Via Granbassi, il «no» degli intellettuali

Nuova iniziativa del Comitato: tra gli aderenti Boris Pahor, Moni Ovadia, Fulvio Camerini
Boris Pahor
Boris Pahor
«Non è solo un problema locale il fatto di voler intitolare una via cittadina a Mario Granbassi. Questa scelta rientra in una linea politica che sta prendendo piede in varie località italiane e tende a negare i valori della Resistenza e della libertà. Basta pensare all'aeroporto di Comiso dove è stata cancellata l’intitolazione a Pio La Torre, assassinato dalla mafia, per dargli il nome del generale Vincenzo Magliocco, morto in Africa, durante la guerra d’Abissinia». Lo ha dichiarato Claudio Cossu, coordinatore del Comitato «Cittadini liberi ed eguali» che domani si riunirà alle 17 nella saletta del bar Knulp di via Madonna del Mare 7 per avviare una nuova iniziativa.


«Il problema dell’intitolazione di una via a Mario Granbassi deve uscire dall’ambito cittadino per approdare alla ribalta nazionale. Numerosi storici e uomini di cultura stanno aderendo alla nostra presa di posizione contro questa scelta della Giunta comunale di Trieste. Granbassi è morto in Spagna nel 1939, mentre combatteva a fianco delle truppe fasciste di Francisco Franco e contro la repubblica democratica».


Alla conferenza di domani hanno dato la loro adesione Boris Pahor, Pier Aldo Rovatti, Fulvio Camerini, Sergio Grmek Germani, Alessandro Giadrossi, Franco Cecotti, Diana de Rosa e altri docenti universitari. Messaggi di adesione sono stati inviati da Moni Ovadia, Enzo Collotti, Fulvio Salimbeni, Mimmo Franzinelli e Margherità Hack.


Lo stesso comitato di cui Claudio Cossu è portavoce e coordinatore, ha diffuso ieri una nota in cui al giornalista triestino morto in Spagna vengono attribuite altre responsabilità sul piano politico e morale. Mario Granbassi nel 1930 era il conduttore di una rubrica radiofonica dell’Eiar, intitolata «Mastro Remo» e redigeva giornali dedicati ai bambini. «Su questi giornali per i fanciulli Granbassi ostentava armi e gagliardetti oltre alla figura del duce. C’erano fucili e baionette, maschere antigas e aquile imperiali».

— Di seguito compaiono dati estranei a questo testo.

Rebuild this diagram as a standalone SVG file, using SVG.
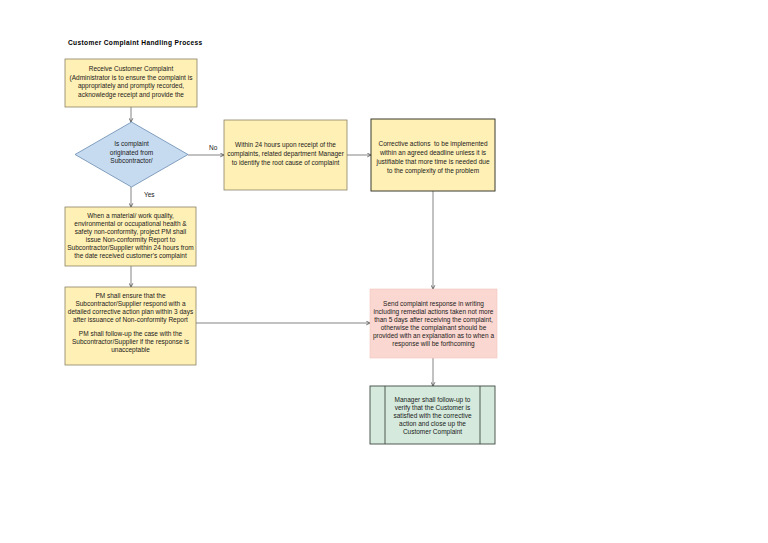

Il primo numero del giornalino redatto da Granbassi uscì in edicola il 17 maggio 1934 e da quel giorno il collegamento con la trasmissione radiofonica dell’Eiar «Mastro Remo» fu sempre più stretto. Secondo il coordinatore del comitato «quei bambini, trascinati dal pifferaio, qualche anno più tardi sarebbero stati mentalmente e fisicamente pronti a partire per il fronte con entusiasmo, confidando nella sicura, prossima vittoria, in un’avventura che allora sembrava solo una semplice sfilata con rulli di tamburi e bandiere al vento».


«In Africa, Russia, Grecia, Albania, nel nome del duce, gli antichi ’combriccolini’- così Granbassi definiva i suoi ascoltatori - partivano maldestramente preparati e con inadeguato equipaggiamento».